É o caso dos deputados eleitos Marcel van Hattem e Kim Kataguiri. Este último desistiu na última semana da candidatura, mas segue ‘fazendo barulho’ na eleição. Ambos estrearão na Câmara em 2019 e representam correntes políticas com pouca força na Casa. O Novo de Hattem terá oito representantes e Kataguiri, embora seja filiado ao DEM, indicou em diversas ocasiões que atuará como um deputado do Movimento Brasil Livre (MBL), não necessariamente de seu partido.

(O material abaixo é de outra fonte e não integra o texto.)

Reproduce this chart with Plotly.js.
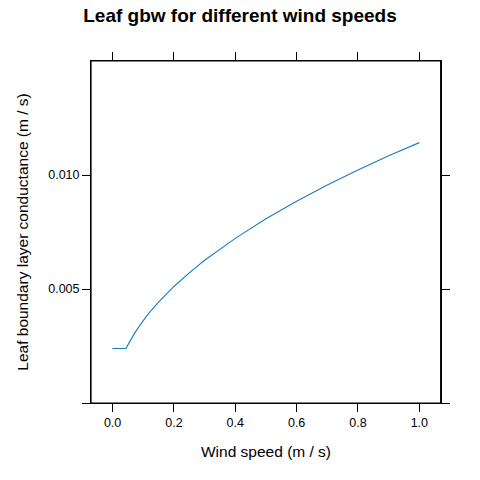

Hattem nega que sua candidatura seja apenas para marcar posição, e diz que está se articulando para chegar à vitória. Uma aproximação com Kataguiri está nos seus planos: “A candidatura dele tem várias pautas que são compartilhadas conosco. Queremos cortar privilégios e demonstrar a importância da fiscalização na Câmara”.
Composição
Ideologias à parte, o posicionamento dos partidos na corrida para a presidência da Câmara acaba por refletir como funcionará a estrutura da Casa ao longo do ano. Isso porque a composição das comissões que movem o trabalho legislativo é feita pelo presidente, e os partidos que o apoiam costumam ser privilegiados na hora da definição das vagas. Esse é o argumento que norteia o apoio de forças de esquerda a Rodrigo Maia.
Mesmo na direita, o raciocínio é similar: “Se Rodrigo Maia vencer, nós seremos o maior partido do bloco do presidente da Câmara. Isso dará a nós uma condição de fazer um trabalho melhor e auxiliar o presidente Bolsonaro”, resumiu o deputado eleito Filipe Barros, do PSL.